By the end of the first episode of season one, Mr Big, played by Chris Noth, had been killed off, having a Peloton-induced heart attack while Carrie watched Charlotte’s daughter Lily at a school piano recital. The first red flag began to wave in the wind: Carrie’s infatuation with Big dominated the entirety of Sex and the City, yet after his death, Carrie seemed to forget all about him within two episodes. By season three, he’s barely mentioned. We all know that Sex and the City Carrie would have made Big’s death her entire personality.

In And Just Like That..., we had the opportunity to watch a deep dive into the realities of dating again in your fifties, of lost friendship and grief. Just as SATC broke the single women taboo and smashed tired tropes into a thousand pieces, this was a new opportunity to upend tired narratives about middle-aged women being boring at best, harpy Karens at worst.

The character of Carrie seems to have had a personality transplant
The character of Carrie seems to have had a personality transplant (HBO)

Where else could we find women this age living life after divorce, or becoming widowed, all while dressed in the kind of looks you’d see in Vogue? How disappointing it has been to have been served something depressingly two-dimensional, its characters muted and making choices that make no sense in the context of what’s come before.

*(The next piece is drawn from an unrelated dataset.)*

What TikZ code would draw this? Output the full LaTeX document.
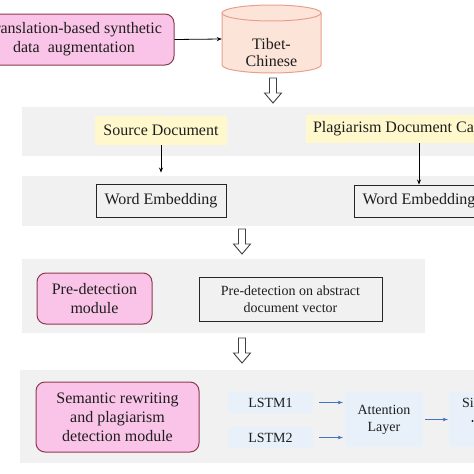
\documentclass[tikz,border=0pt]{standalone}
\usepackage{fontspec}
\setmainfont{Liberation Serif}
\usetikzlibrary{arrows.meta,calc}
\definecolor{pinkfill}{RGB}{250,196,232}
\definecolor{pinkdraw}{RGB}{140,58,80}
\definecolor{cylfill}{RGB}{253,228,216}
\definecolor{cyldraw}{RGB}{232,160,140}
\definecolor{band}{RGB}{241,241,241}
\definecolor{hl}{RGB}{255,248,205}
\definecolor{lblue}{RGB}{232,241,250}
\definecolor{arrblue}{RGB}{68,114,196}
\definecolor{txt}{RGB}{30,30,30}
\begin{document}
\begin{tikzpicture}[x=1pt,y=-1pt,
  f16/.style={font=\fontsize{16}{19}\selectfont},
  f14/.style={font=\fontsize{14}{17}\selectfont},
  pinkbox/.style={draw=pinkdraw, fill=pinkfill, line width=1pt, rounded corners=9pt, align=center, inner sep=0pt, f16, text=txt},
  plainbox/.style={draw=black!85, line width=0.9pt, align=center, inner sep=0pt, text=txt},
  hlbox/.style={fill=hl, inner sep=0pt, f16, text=txt},
  bluebox/.style={fill=lblue, inner sep=0pt, f14, align=center, text=txt},
  bandbox/.style={fill=band, draw=none},
  arr/.style={-{Stealth[length=5pt,width=4pt]}, line width=0.8pt, black},
  barr/.style={-{Stealth[length=5pt,width=3.5pt]}, line width=1pt, arrblue},
  hollow/.pic={\draw[line width=0.9pt, draw=black!75, fill=white] (-3.5,0) -- (3.5,0) -- (3.5,15) -- (8.5,15) -- (0,25) -- (-8.5,15) -- (-3.5,15) -- cycle;}
]
\useasboundingbox (0,0) rectangle (474,474);
\clip (0,0) rectangle (474,474);
\fill[white] (0,0) rectangle (474,474);
% bands
\path[bandbox] (22,107) rectangle (480,156);
\path[bandbox] (22,176) rectangle (480,226);
\path[bandbox] (22,259) rectangle (425,333);
\path[bandbox] (20,370) rectangle (480,463);
% top row
\node[pinkbox, minimum width=200pt, minimum height=51pt] (trans) at (74,39.5) {Translation-based synthetic\\data\ \ augmentation};
\node[minimum width=99pt, minimum height=68pt, inner sep=0pt] (db) at (271.5,39) {};
\path[fill=cylfill, draw=cyldraw, line width=1pt] (222,13) -- (222,65) arc[start angle=180,end angle=360,x radius=49.5pt,y radius=8pt] -- (321,13) arc[start angle=0,end angle=180,x radius=49.5pt,y radius=8pt] -- cycle;
\draw[cyldraw, line width=1pt] (222,13) arc[start angle=180,end angle=360,x radius=49.5pt,y radius=8pt];
\node[f16, align=center, inner sep=0pt, text=txt, font=\fontsize{16}{17}\selectfont] (dbtxt) at (271.5,53) {Tibet-\\Chinese};
\draw[arr] (trans.east) -- (db.west);
\pic at (273,78) {hollow};
% documents
\node[hlbox, minimum width=132pt, minimum height=29pt] (src) at (161,130.5) {Source Document};
\node[hlbox, minimum width=222pt, minimum height=28pt] (plag) at (417,129) {Plagiarism Document Candidate};
\node[plainbox, f16, minimum width=130pt, minimum height=33pt] (we1) at (161,200.5) {Word Embedding};
\node[plainbox, f16, minimum width=130pt, minimum height=32pt] (we2) at (419,201) {Word Embedding};
\draw[arr, shorten >=11pt] (src.south) -- (we1.north);
\draw[arr] (we2.north |- plag.south) -- (we2.north);
\pic at (242,229) {hollow};
% pre-detection
\node[pinkbox, minimum width=115pt, minimum height=51pt] (pre) at (94.5,298.5) {Pre-detection\\module};
\node[plainbox, f14, minimum width=183pt, minimum height=44pt] (abs) at (290.5,299) {Pre-detection on abstract\\document vector};
\pic at (242,338) {hollow};
% semantic
\node[pinkbox, minimum width=163pt, minimum height=70pt] (sem) at (117.5,417) {Semantic rewriting\\and plagiarism\\detection module};
\node[bluebox, minimum width=85pt, minimum height=21pt] (l1) at (270.5,402.5) {LSTM1};
\node[bluebox, minimum width=85pt, minimum height=21pt] (l2) at (270.5,437.5) {LSTM2};
\node[bluebox, minimum width=78pt, minimum height=55pt] (att) at (384,419.5) {Attention\\Layer};
\node[fill=lblue, minimum width=80pt, minimum height=55pt, inner sep=0pt] (sim) at (489,419.5) {};
\node[f14, anchor=base west, inner sep=0pt, text=txt] (simtxt) at (462,407) {Similarity};
\fill[txt] (472.5,421) circle (1.1pt);
\draw[barr] ([xshift=6pt]l1.east) -- ([xshift=-2pt]l1.east -| att.west);
\draw[barr] ([xshift=6pt]l2.east) -- ([xshift=-2pt]l2.east -| att.west);
\draw[barr] ([xshift=2pt]att.east) -- ([xshift=-1pt]sim.west);
\end{tikzpicture}
\end{document}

Besides the fabulous outfits, Carrie Bradshaw is now so unrecognisable that some viewers have begun to separate her from the SATC universe altogether. One friend told me, “It’s just easier to pretend this is a separate show entirely… it’s less depressing that way.” Another had to google if Darren Star and Michael Patrick King had died to see if that would explain the gear change.

Many admit to still “hate-watching” the show this season, as the story arcs become more and more nonsensical or just plain boring – almost one entire episode was devoted to the “bad behaviour” of Charlotte’s dog, Richard Burton. And watching Seema struggle as a pound-shop Samantha has just been embarrassing for us both.

There are clunky mistakes too: HBO was forced to issue a statement after we saw Lisa Todd Wexley’s (Nicole Ari Parker) father die twice, in both season one AND season three. Even Parker has admitted she understands there are issues that the viewers have taken with what they’re doing.

SJP told one interviewer that she didn’t want to film a cringeworthy phone-sex scene between Carrie and Aidan, but she ultimately felt she didn’t have a strong enough defence to refuse. Parker has also confessed she doesn’t actually watch the show, despite being an executive producer (she said on talk show Watch What Happens Live this month that she never watches her work as she can’t bear to see herself on screen).

It’s sad to think that this could all spell the end for our beloved Carrie and co. Viewing figures are down, the third season premiere averaged a lacklustre 429,000 households during the live-plus-three-day viewership window, down on both the first and second season premieres.

A fourth season has yet to be announced, but the episode where Charlotte’s dog gets cancelled suggests they are seriously running out of ideas. Might it be kinder to let these iconic characters be laid to rest, instead of flogging these proverbial dead horses?

Carrie, in her icon era, once said, “Maybe the past is like an anchor holding us back. Maybe, you have to let go of who you were to become who you will be.” I couldn’t help but wonder if it might simply be time for us to let go of Carrie Bradshaw, for good.